When the World Series Meets the Boardroom
November 02, 2017
Gary Burnison is the CEO of Korn Ferry and author of "The Leadership Journey: How to Master the Four Critical Areas of Being a Great Leader."
Imagine putting the starting lineups of two baseball teams—the Los Angeles Dodgers and last night's champion, the Houston Astros—in the same boardroom. You ask them to agree on who will serve as the manager and the general manager—and you need complete consensus on who plays, what the batting order will be, what positions they play and how the pitching rotation sets up.
Think about how hard that would be— impossible!
Such is the case when considering the right sizing of boards, and maintaining the semblance of a true team.
The other day I happened to catch CNBC’s Jim Cramer talk about a company that has run into tough times and he mused about whether the large size of its board (18 directors) was part of the problem. It seems that 18 is not a board – that’s a gathering. I am not sure how that works.
To put it in simple terms, when a decision needs to be made, two people weighing in will lead to either complete consensus or a stalemate. Three brings in a tiebreaker, or else a third wheel on a tangent. Four adds another opinion, but also the potential for two sides squaring off. And so it goes…
This simple number exercise shows there’s no magic formula for “right sizing” any group or team. While there is something to be said for collective genius, too many people expressing opinions and influencing decisions makes it difficult—if not impossible—to drive consensus. At some point it becomes impractical and even dysfunctional.
An analogy is a dinner party. Seven, maybe eight, around a table makes for a pleasant evening of conversation. But a double-digit guest list is almost guaranteed to fracture into smaller groups—even if everyone can be seated at one long table. People cluster; cliques form.

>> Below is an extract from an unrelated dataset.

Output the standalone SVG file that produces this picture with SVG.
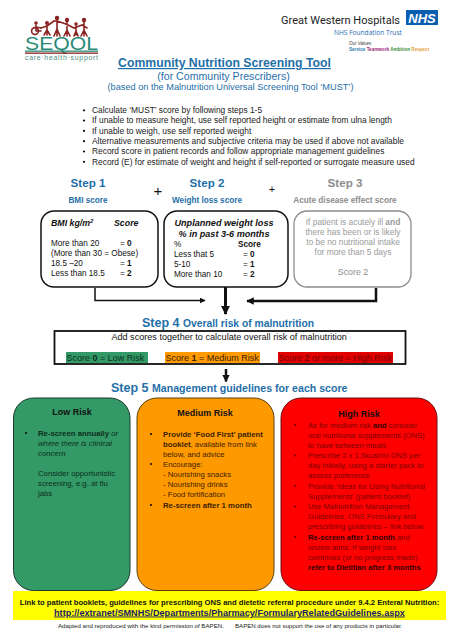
<svg xmlns="http://www.w3.org/2000/svg" width="453" height="640" viewBox="0 0 453 640">
<style>
text{font-family:"Liberation Sans",Arial,sans-serif;fill:#111}
.b{font-weight:bold}.i{font-style:italic}.m{text-anchor:middle}
.bl{fill:#1f6fa8}.gy{fill:#8c8c8c}
.bul{font-size:8.400px;fill:#222}
.st{font-size:11.600px;font-weight:bold;text-anchor:middle}
.sub{font-size:8.200px;font-weight:bold;text-anchor:middle}
.box{fill:#fff;stroke:#111;stroke-width:1.500}
.t{font-size:8.200px}
.th{font-size:8.800px;font-weight:bold;font-style:italic}
.g3{font-size:8.400px;fill:#9a9a9a;text-anchor:middle}
.r{font-size:7.750px;fill:#0d2f1e}
.o{font-size:7.750px;fill:#3a2200}
.h{font-size:7.600px;fill:#7a0000}
.hb{fill:#300000;font-weight:bold}
.head{font-size:9px;font-weight:bold;text-anchor:middle;fill:#111}
.peo{fill:none;stroke:#8b2323;stroke-width:1.600;stroke-linecap:round;stroke-linejoin:round}
.hd{fill:#8b2323}
</style>
<defs>
<marker id="a" viewBox="0 0 10 10" refX="9" refY="5" markerWidth="4" markerHeight="4" orient="auto"><path d="M0 0L10 5L0 10z" fill="#111"/></marker>
<marker id="a2" viewBox="0 0 10 10" refX="9" refY="5" markerWidth="3" markerHeight="3" orient="auto"><path d="M0 0L10 5L0 10z" fill="#111"/></marker>
</defs>
<rect width="453" height="640" fill="#fff"/>

<g id="seqol-logo">
<circle class="peo" cx="35" cy="31" r="3.400" stroke-width="1.200"/>
<circle class="hd" cx="36" cy="23" r="1.800"/>
<path class="peo" d="M36 25V31H41M36 27L41 28"/>
<circle class="hd" cx="47" cy="23" r="2"/><path class="peo" d="M47 25V35M44 35L47 30L50 35M41 28L47 26L54 21"/>
<circle class="hd" cx="57" cy="18" r="2.200"/><path class="peo" d="M57 20V36M54 36L57 29L60 36M54 21L57 21L66 24"/>
<circle class="hd" cx="67" cy="20" r="2.200"/><path class="peo" d="M67 22V36M64 36L67 30L70 36M66 24L74 28"/>
<circle class="hd" cx="76" cy="24" r="1.800"/><path class="peo" d="M76 26V35M74 36L76 31L78 36M74 28L82 25"/>
<circle class="hd" cx="84" cy="20" r="2.200"/><path class="peo" d="M84 22V36M81 36L84 30L87 36M82 25L87 28"/>
<text x="61.500" y="49.500" class="m" font-size="18.500" textLength="73" lengthAdjust="spacingAndGlyphs" style="fill:#2a8a78">SEQOL</text>
<rect x="25" y="50.500" width="73" height="1.300" fill="#2a8a78"/>
<rect x="25" y="52.500" width="73" height="1.300" fill="#8b2323"/>
<text x="61.500" y="59.500" class="m" font-size="7" textLength="73" style="fill:#4f8f85">care·health·support</text>
</g>

<g id="gwh-logo">
<text x="281" y="24" font-size="11" textLength="119" lengthAdjust="spacingAndGlyphs" style="font-family:Roboto,sans-serif;fill:#222">Great Western Hospitals</text>
<rect x="406" y="10" width="32" height="15" fill="#0a5eb0"/>
<text x="422" y="22.500" class="m b i" font-size="13" style="fill:#fff">NHS</text>
<text x="334" y="35" font-size="6.600" style="font-family:'Open Sans',sans-serif;fill:#2a6db0">NHS Foundation Trust</text>
<text x="349" y="45" font-size="4.500" class="i" style="fill:#333">Our Values</text>
<text x="349" y="50.500" font-size="4.600" class="b"><tspan style="fill:#2a7db0">Service </tspan><tspan style="fill:#a02a7a">Teamwork </tspan><tspan style="fill:#3a8a3a">Ambition </tspan><tspan style="fill:#e8a040">Respect</tspan></text>
</g>

<g id="title">
<text x="224.500" y="67" class="m b bl" font-size="12.250" text-decoration="underline">Community Nutrition Screening Tool</text>
<text x="223.500" y="79.500" class="m bl" font-size="10.600">(for Community Prescribers)</text>
<text x="230.500" y="90" class="m bl" font-size="9.200">(based on the Malnutrition Universal Screening Tool ‘MUST’)</text>
</g>

<g id="instructions">
<g fill="#111"><circle cx="84" cy="110.300" r="1.100"/><circle cx="84" cy="120.600" r="1.100"/><circle cx="84" cy="130.900" r="1.100"/><circle cx="84" cy="141.200" r="1.100"/><circle cx="84" cy="151.500" r="1.100"/><circle cx="84" cy="161.800" r="1.100"/></g>
<text x="92" y="113" class="bul">Calculate ‘MUST’ score by following steps 1-5</text>
<text x="92" y="123.300" class="bul">If unable to measure height, use self reported height or estimate from ulna length</text>
<text x="92" y="133.600" class="bul">If unable to weigh, use self reported weight</text>
<text x="92" y="143.900" class="bul">Alternative measurements and subjective criteria may be used if above not available</text>
<text x="92" y="154.200" class="bul">Record score in patient records and follow appropriate management guidelines</text>
<text x="92" y="164.500" class="bul">Record (E) for estimate of weight and height if self-reported or surrogate measure used</text>
</g>

<g id="step1">
<text x="88" y="187" class="st bl">Step 1</text>
<text x="88" y="203" class="sub bl">BMI score</text>
<rect class="box" x="41" y="211" width="117" height="76" rx="13"/>
<text x="51" y="226" class="th">BMI kg/m<tspan font-size="6" dy="-3">2</tspan></text>
<text x="114" y="226" class="th">Score</text>
<text x="51" y="245.500" class="t">More than 20</text><text x="120" y="245.500" class="t">= <tspan class="b">0</tspan></text>
<text x="51" y="255.500" class="t">(More than 30 = Obese)</text>
<text x="51" y="265.500" class="t">18.5 –20</text><text x="120" y="265.500" class="t">= <tspan class="b">1</tspan></text>
<text x="51" y="275.500" class="t">Less than 18.5</text><text x="120" y="275.500" class="t">= <tspan class="b">2</tspan></text>
</g>

<g id="plus-signs">
<text x="158" y="196" class="m" font-size="15">+</text>
<text x="272" y="193" class="m" font-size="11">+</text>
</g>

<g id="step2">
<text x="207" y="187" class="st bl">Step 2</text>
<text x="207" y="203" class="sub bl">Weight loss score</text>
<rect class="box" x="164" y="211" width="124" height="76" rx="13"/>
<text x="224" y="226" class="m b i" font-size="9.100">Unplanned weight loss</text>
<text x="224" y="237" class="m b i" font-size="9.100">% in past 3-6 months</text>
<text x="174" y="247" class="t">%</text><text x="238" y="247" class="t b">Score</text>
<text x="174" y="257" class="t">Less that 5</text><text x="243" y="257" class="t">= <tspan class="b">0</tspan></text>
<text x="174" y="267" class="t">5-10</text><text x="243" y="267" class="t">= <tspan class="b">1</tspan></text>
<text x="174" y="276.500" class="t">More than 10</text><text x="243" y="276.500" class="t">= <tspan class="b">2</tspan></text>
</g>

<g id="step3">
<text x="345" y="187" class="st gy">Step 3</text>
<text x="345" y="203" class="sub gy">Acute disease effect score</text>
<rect x="294" y="211" width="117" height="76" rx="13" fill="#fff" stroke="#8c8c8c" stroke-width="1.300"/>
<text x="353" y="225" class="g3">If patient is acutely ill <tspan class="b">and</tspan></text>
<text x="353" y="235" class="g3">there has been or is likely</text>
<text x="353" y="245" class="g3">to be no nutritional intake</text>
<text x="353" y="255" class="g3">for more than 5 days</text>
<text x="353" y="275" class="g3" style="font-size:8.800px;fill:#8c8c8c">Score 2</text>
</g>

<g id="connectors" fill="none" stroke="#111">
<path d="M95 288V300.500H205" stroke-width="1.500" marker-end="url(#a)"/>
<path d="M225.500 287V314" stroke-width="3" marker-end="url(#a2)"/>
<path d="M376 288V301H247" stroke-width="2.500" marker-end="url(#a2)"/>
<path d="M226 369V381.500" stroke-width="2.500" marker-end="url(#a2)"/>
</g>

<g id="step4">
<text x="142" y="327" class="b bl" font-size="12.500">Step 4 <tspan font-size="10.300">Overall risk of malnutrition</tspan></text>
<rect x="54.500" y="331" width="351" height="33" fill="#fff" stroke="#111" stroke-width="1.800"/>
<text x="230" y="339.500" class="m" font-size="9.100">Add scores together to calculate overall risk of malnutrition<tspan font-size="5" dy="-3">`</tspan></text>
<rect x="66" y="352" width="82" height="11" fill="#339966"/>
<rect x="165" y="352" width="95" height="11" fill="#ff9900"/>
<rect x="278" y="352" width="115" height="11" fill="#e00000"/>
<text x="66.500" y="361" font-size="9" style="fill:#0d2f1e">Score <tspan class="b">0</tspan> = Low Risk</text>
<text x="165.500" y="361" font-size="9" style="fill:#3a2200">Score <tspan class="b">1</tspan> = Medium Risk</text>
<text x="278.500" y="361" font-size="9" style="fill:#7a0000">Score <tspan class="b">2</tspan> or more = High Risk</text>
</g>

<g id="step5-heading">
<text x="111" y="391.500" class="b bl" font-size="12.500">Step 5 <tspan font-size="10.600">Management guidelines for each score</tspan></text>
</g>

<g id="low-risk">
<rect x="13.500" y="398" width="116.500" height="192.500" rx="20" fill="#339966" stroke="#1d3a2c"/>
<text x="72" y="415" class="head">Low Risk</text>
<circle cx="26" cy="433" r="1.100" fill="#111"/>
<text x="38" y="436" class="r"><tspan class="b">Re-screen annually</tspan><tspan class="i"> or</tspan></text>
<text x="38" y="446" class="r i">where there is clinical</text>
<text x="38" y="456" class="r i">concern</text>
<text x="38" y="476" class="r">Consider opportunistic</text>
<text x="38" y="486" class="r">screening, e.g. at flu</text>
<text x="38" y="496" class="r">jabs</text>
</g>

<g id="medium-risk">
<rect x="137" y="398" width="137" height="192.500" rx="20" fill="#ff9900" stroke="#5a4010"/>
<text x="205" y="416" class="head">Medium Risk</text>
<g fill="#111"><circle cx="151" cy="434" r="1.100"/><circle cx="151" cy="464" r="1.100"/><circle cx="151" cy="505" r="1.100"/></g>
<text x="163" y="437" class="o"><tspan class="b">Provide ‘Food First’ patient</tspan></text>
<text x="163" y="447" class="o"><tspan class="b">booklet</tspan>, available from link</text>
<text x="163" y="457" class="o">below, and advice</text>
<text x="163" y="467" class="o">Encourage:</text>
<text x="163" y="477" class="o">- Nourishing snacks</text>
<text x="163" y="487" class="o">- Nourishing drinks</text>
<text x="163" y="497" class="o">- Food fortification</text>
<text x="163" y="507.500" class="o b">Re-screen after 1 month</text>
</g>

<g id="high-risk">
<rect x="281" y="398" width="156" height="192.500" rx="20" fill="#ff0000" stroke="#6a1010"/>
<text x="359" y="417" class="head">High Risk</text>
<g fill="#7a0000"><circle cx="295" cy="425" r="1.100"/><circle cx="295" cy="455.500" r="1.100"/><circle cx="295" cy="486" r="1.100"/><circle cx="295" cy="506.500" r="1.100"/><circle cx="295" cy="537" r="1.100"/></g>
<text x="308" y="427.500" class="h">As for medium risk <tspan class="hb">and</tspan> consider</text>
<text x="308" y="437.500" class="h">oral nutritional supplements (ONS)</text>
<text x="308" y="447.500" class="h">to have between meals</text>
<text x="308" y="458" class="h">Prescribe 2 x 1.5kcal/ml ONS per</text>
<text x="308" y="468" class="h">day initially, using a starter pack to</text>
<text x="308" y="478" class="h">assess preference</text>
<text x="308" y="488.500" class="h">Provide ‘Ideas for Using Nutritional</text>
<text x="308" y="498.500" class="h">Supplements’ (patient booklet)</text>
<text x="308" y="509" class="h">Use Malnutrition Management</text>
<text x="308" y="519" class="h">Guidelines, ONS Formulary and</text>
<text x="308" y="529" class="h">prescribing guidelines – link below</text>
<text x="308" y="539.500" class="h"><tspan class="hb">Re-screen after 1 month</tspan> and</text>
<text x="308" y="549.500" class="h">review aims.  If weight loss</text>
<text x="308" y="559.500" class="h">continues (or no progress made)</text>
<text x="308" y="570" class="h hb">refer to Dietitian after 3 months</text>
</g>

<g id="link-banner">
<rect x="13" y="591" width="433" height="29" fill="#ffff00"/>
<text x="229.500" y="605" class="m b" font-size="7.600">Link to patient booklets, guidelines for prescribing ONS and dietetic referral procedure under 9.4.2 Enteral Nutrition:</text>
<text x="229.500" y="615.500" class="m b" font-size="9.130" text-decoration="underline" style="fill:#1a1a6e">http://extranet/SMNHS/Departments/Pharmacy/FormularyRelatedGuidelines.aspx</text>
</g>

<g id="footer">
<text x="58" y="628" font-size="6.150" style="fill:#222">Adapted and reproduced with the kind permission of BAPEN.</text>
<text x="235" y="628" font-size="6.100" style="fill:#222">BAPEN does not support the use of any products in particular.</text>
</g>
</svg>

The same can happen within a board of directors, which is why “right sizing” is so important to improve effectiveness in governance, consensus-building, and decision making.
Board size can vary by type of industry (heavily regulated ones tend to have larger boards) and the scope of business. The general consensus for right sizing is 7-8 people, while the average board today has about nine members. Boards can also be far larger, with some comprised with as many as 30 members. But one has to wonder how difficult are attendance, discussions, and consensus-building with the equivalent of two baseball lineups in the boardroom?
Boards are teams, plain and simple—but their responsibilities are anything but. In today’s era of shareholder engagement and investor activism, the role of boards has shifted significantly.
From decades of research on teams, we know that one reason they fail is that people cannot successfully transition from being individual contributors to team members—just like it’s tough to go from a golf team to a basketball team. While corporate directors tend to be seasoned professionals, including current and former corporate executives, the fact is their experience does not automatically translate into boardroom cohesion. Particularly because most of them were stars on their own golf team!
As with any team, high performance does not just happen—it takes time and effort, as well as proper guidance and support from the team leader. Most important, team effectiveness relies on an organizational culture that enables and fosters collaboration and teamwork.
For boards, there are lessons to be learned from other types of team-building—for example, the kinds of teams that thrive within organizations.
Among the factors that drive team effectiveness is trust—simply stated, successful teams have members who trust each other. Four other key factors for effective board teams, derived from Korn Ferry research and team effectiveness models, are: thrust, a common purpose about what needs to be accomplished; talent, the team’s collective skills and expertise; team skills, operating effectively and efficiently as a team; and task skills, executing successfully.
Irrespective of the size or skills of its members—teams of any shape or context do not happen automatically. For boards of directors, just like any team, they require hard work and development, trust, mutual respect and, most importantly—a common purpose.
7 Tips for Creating a Purpose-Driven Board Team (Of Any Size)
- Set a vision and agenda for the board.
- Agree on quarterly and annual milestones.
- Agree on a board constitutional framework, including rules of the road.
- Measure against milestones.
- Create a mechanism for nonpartisan feedback, including team reviews.
- Invest time in getting to know fellow board members.
- Hold people accountable and deal with nonperformers.
These responsibilities are difficult enough without undermining effectiveness unnecessarily simply by having too many people in the room at the same time. While the number may vary from one organization to the next, there is a right size for every board. It’s up to the board leaders to look at the culture, dynamics, and team effectiveness to decide if the optimal number of people are around the table.